It is widely recognised that more emphasis needs to be given to the role of the patient in making decisions about their health care. But what are the best ways to make this happen? Some of the answers are in the July 2018 update of a Cochrane Review on shared decision making and we asked the lead author, France Légaré from Université Laval in Québec Canada, to tell us why this is important and what they found.
"I have been practising family medicine since 1990, and training family physicians for many years. I have seen the many difficult decisions that patients face every day about everything from screening to treatment options, and have always suspected that family physicians could do things differently so they could better support their patients in making decisions. Often, the physician makes the decision for the patient, or the patients make it on their own. But this could be different. Physicians could change how they explain the scientific evidence to the patient. They could help patients discover what’s most important to them personally about the pros and cons of the available options. We call this process shared decision making, and I believe not only that physicians can learn to do it better, but that it’s the ethical thing to do. We did this review to find out about the best ways to encourage healthcare professionals to do this, and have several things to suggest.
This is the second update of our review of studies of interventions which include, among other things, training programs, audit and feedback, public campaigns, and patients decision aids. Our first review was published in 2010, when there were just 5 eligible studies. By 2014, 34 more studies were available for our first update, and we’ve now reached 87 studies. The number of studies more than doubled in just five years, probably because of the increased awareness of the importance of shared decision making in medical communities and governments.
It’s also encouraging to see that more than half the studies reported on the patient’s awareness of whether shared decision making occurred, showing that more and more researchers are interested in finding out what matters most to patients from the patients’ perspective. However, only one study took place in a low-income country, suggesting that shared decision making is still seen as something for the privileged one.
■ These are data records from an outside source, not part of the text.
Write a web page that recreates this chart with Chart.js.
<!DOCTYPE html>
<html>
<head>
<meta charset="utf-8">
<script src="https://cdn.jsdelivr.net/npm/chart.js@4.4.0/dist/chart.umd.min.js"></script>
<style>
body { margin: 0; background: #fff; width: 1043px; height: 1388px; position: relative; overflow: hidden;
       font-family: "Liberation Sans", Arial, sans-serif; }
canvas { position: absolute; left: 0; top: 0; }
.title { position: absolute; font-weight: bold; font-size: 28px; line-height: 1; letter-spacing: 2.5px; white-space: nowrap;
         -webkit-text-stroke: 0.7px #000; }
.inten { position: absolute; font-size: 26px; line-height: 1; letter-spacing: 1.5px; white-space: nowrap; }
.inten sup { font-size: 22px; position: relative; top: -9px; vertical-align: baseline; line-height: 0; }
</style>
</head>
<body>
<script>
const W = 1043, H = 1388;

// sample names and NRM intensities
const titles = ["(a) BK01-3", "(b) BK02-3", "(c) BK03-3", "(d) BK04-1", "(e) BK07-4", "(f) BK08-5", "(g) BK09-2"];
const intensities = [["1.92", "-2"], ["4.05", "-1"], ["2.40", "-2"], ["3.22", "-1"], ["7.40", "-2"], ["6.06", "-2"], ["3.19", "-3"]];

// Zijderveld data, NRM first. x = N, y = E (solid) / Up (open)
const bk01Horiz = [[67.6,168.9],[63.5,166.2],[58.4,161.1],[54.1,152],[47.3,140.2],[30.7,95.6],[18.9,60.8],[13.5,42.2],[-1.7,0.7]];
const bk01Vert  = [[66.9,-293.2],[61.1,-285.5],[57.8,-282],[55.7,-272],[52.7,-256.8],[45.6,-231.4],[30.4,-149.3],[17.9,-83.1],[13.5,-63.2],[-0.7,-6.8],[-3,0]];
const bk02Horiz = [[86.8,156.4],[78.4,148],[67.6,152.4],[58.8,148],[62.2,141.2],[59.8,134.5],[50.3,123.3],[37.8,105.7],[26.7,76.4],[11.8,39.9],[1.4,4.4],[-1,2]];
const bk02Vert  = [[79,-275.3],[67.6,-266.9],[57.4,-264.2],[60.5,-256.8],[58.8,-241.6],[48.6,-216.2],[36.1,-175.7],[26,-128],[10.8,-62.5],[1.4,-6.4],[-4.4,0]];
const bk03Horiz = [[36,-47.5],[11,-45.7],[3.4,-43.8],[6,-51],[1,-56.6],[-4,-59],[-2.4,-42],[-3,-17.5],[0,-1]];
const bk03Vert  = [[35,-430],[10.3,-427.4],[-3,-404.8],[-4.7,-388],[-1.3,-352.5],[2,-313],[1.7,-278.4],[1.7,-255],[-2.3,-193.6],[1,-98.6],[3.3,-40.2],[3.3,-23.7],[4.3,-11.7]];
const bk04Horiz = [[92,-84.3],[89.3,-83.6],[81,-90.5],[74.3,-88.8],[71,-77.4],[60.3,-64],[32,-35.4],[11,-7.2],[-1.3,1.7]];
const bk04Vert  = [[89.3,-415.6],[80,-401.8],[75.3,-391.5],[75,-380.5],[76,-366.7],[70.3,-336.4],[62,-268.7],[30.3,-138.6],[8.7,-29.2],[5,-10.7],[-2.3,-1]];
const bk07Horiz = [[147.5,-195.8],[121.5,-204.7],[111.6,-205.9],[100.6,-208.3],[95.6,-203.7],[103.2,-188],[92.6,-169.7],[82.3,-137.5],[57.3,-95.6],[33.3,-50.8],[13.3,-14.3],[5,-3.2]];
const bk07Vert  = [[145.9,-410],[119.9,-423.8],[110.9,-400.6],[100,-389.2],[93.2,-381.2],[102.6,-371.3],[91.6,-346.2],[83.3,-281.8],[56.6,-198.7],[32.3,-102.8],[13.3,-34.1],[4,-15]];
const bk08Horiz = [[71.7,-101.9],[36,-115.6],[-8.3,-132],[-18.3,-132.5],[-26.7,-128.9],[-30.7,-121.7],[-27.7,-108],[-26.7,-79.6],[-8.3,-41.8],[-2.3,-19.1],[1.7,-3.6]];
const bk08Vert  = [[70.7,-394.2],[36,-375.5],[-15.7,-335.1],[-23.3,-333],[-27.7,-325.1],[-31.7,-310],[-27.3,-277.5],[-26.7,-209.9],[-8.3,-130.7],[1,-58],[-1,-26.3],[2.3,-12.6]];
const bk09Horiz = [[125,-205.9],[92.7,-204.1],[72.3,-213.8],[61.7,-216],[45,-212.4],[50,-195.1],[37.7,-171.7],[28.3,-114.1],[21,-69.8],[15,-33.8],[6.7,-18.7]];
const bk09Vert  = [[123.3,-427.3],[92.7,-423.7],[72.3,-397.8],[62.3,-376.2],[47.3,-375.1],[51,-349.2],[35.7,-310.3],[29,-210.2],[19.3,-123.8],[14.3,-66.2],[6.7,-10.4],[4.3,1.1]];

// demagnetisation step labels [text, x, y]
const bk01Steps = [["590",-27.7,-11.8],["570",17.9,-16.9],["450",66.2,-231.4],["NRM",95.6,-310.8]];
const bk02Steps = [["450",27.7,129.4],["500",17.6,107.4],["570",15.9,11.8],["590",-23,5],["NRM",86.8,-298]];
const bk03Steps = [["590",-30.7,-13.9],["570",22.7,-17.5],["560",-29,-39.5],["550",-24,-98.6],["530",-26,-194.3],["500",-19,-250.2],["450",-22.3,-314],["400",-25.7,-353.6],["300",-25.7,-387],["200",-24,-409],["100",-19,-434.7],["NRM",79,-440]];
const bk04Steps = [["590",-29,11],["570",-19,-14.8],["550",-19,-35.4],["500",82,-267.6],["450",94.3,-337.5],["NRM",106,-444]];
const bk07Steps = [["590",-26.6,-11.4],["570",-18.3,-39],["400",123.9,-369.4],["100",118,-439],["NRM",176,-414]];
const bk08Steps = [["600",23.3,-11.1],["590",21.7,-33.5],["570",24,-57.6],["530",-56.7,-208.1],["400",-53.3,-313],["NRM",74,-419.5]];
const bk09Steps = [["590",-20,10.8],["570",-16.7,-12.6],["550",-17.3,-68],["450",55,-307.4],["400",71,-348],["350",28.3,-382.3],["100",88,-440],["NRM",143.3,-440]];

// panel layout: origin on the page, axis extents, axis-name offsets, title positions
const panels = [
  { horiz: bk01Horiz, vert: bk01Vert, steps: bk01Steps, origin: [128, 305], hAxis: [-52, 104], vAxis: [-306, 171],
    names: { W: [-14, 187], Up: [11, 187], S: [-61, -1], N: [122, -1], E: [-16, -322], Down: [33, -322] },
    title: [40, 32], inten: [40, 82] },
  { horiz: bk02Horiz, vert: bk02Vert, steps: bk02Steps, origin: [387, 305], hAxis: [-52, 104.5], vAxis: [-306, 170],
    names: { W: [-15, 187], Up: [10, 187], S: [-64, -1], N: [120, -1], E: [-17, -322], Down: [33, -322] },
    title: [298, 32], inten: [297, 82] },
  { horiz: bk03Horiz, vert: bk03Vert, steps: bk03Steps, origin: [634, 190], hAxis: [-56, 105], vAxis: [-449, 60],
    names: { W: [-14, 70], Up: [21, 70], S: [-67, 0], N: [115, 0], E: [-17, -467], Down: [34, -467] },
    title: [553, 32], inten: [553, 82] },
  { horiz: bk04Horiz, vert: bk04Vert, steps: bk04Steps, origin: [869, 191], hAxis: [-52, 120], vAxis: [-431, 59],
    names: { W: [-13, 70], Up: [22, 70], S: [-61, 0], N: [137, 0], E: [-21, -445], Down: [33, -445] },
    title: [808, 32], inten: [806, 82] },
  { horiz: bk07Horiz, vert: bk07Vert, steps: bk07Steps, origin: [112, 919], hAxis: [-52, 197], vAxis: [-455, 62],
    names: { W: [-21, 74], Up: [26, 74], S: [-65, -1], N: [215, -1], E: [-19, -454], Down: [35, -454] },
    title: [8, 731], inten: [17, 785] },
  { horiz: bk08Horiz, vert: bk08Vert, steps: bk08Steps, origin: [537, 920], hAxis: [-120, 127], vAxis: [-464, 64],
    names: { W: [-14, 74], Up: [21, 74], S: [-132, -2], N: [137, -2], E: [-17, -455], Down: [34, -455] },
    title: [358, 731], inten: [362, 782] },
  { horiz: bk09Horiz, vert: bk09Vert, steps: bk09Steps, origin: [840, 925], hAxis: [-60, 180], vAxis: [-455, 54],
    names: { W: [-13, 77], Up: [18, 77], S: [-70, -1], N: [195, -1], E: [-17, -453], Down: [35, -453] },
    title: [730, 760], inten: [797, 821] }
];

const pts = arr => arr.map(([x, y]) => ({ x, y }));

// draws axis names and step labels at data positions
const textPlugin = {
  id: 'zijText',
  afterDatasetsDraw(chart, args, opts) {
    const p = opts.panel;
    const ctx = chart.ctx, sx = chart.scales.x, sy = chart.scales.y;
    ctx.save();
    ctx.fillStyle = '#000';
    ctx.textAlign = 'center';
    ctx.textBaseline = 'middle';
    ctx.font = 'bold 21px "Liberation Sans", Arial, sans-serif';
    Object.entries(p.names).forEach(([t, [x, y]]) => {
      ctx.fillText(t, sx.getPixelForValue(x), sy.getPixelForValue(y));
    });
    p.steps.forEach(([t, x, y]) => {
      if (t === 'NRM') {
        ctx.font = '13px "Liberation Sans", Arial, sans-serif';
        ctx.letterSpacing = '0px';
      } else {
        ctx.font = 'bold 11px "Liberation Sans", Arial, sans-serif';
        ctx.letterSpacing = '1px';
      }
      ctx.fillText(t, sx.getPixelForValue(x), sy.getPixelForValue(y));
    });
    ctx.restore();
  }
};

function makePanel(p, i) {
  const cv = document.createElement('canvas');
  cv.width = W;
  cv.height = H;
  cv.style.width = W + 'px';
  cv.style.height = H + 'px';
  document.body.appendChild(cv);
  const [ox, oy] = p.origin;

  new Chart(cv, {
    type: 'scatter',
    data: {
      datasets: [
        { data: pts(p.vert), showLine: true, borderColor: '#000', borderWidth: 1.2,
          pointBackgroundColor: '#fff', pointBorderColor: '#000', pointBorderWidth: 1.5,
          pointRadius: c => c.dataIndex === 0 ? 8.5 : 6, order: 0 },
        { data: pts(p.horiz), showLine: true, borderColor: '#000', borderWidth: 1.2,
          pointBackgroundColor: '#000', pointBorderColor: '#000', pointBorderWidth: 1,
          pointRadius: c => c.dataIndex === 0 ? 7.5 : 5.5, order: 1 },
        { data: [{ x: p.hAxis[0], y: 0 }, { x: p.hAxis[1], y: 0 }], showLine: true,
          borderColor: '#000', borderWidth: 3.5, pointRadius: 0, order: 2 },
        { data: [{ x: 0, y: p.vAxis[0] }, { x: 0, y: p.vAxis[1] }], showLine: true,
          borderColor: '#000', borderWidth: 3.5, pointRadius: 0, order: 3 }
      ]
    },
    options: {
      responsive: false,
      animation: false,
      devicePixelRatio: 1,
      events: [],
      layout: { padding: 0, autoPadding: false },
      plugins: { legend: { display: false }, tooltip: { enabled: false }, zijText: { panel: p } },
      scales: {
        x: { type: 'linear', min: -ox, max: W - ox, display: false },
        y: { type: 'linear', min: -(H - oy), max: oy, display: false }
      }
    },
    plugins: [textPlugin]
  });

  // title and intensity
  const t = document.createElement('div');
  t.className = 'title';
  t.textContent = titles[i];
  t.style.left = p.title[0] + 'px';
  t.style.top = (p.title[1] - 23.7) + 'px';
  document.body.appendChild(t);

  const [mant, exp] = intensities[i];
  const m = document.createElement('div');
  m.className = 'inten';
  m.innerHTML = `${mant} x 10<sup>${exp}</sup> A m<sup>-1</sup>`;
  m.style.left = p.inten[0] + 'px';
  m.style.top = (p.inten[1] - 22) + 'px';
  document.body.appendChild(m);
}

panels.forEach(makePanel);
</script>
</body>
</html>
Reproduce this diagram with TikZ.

Studies had tested a great many different approaches, and many were found to be effective in increasing shared decision making, especially the use of decision aids. However, when applying Cochrane’s very strict rules about evidence quality we found that few studies met the high standards. For example, many didn’t give enough information to properly judge the quality of the evidence they produced. But, we can say that compared to no activity at all, it is clear that some interventions which aim to implement shared decision making in clinical practices slightly improve patients’ quality of life in terms of mental health, but make little difference to their quality of life in terms of physical health.
Having done this update and thinking about its meaning for me as a family physician, I will encourage my patients to use decision aids. And, as an educator, I will encourage health professionals to get training in how to use them. While, as a researcher, I will strongly encourage other researchers to design their studies so that the quality of evidence is better and to agree on a set of measures of shared decision making that would make it easier to compare studies."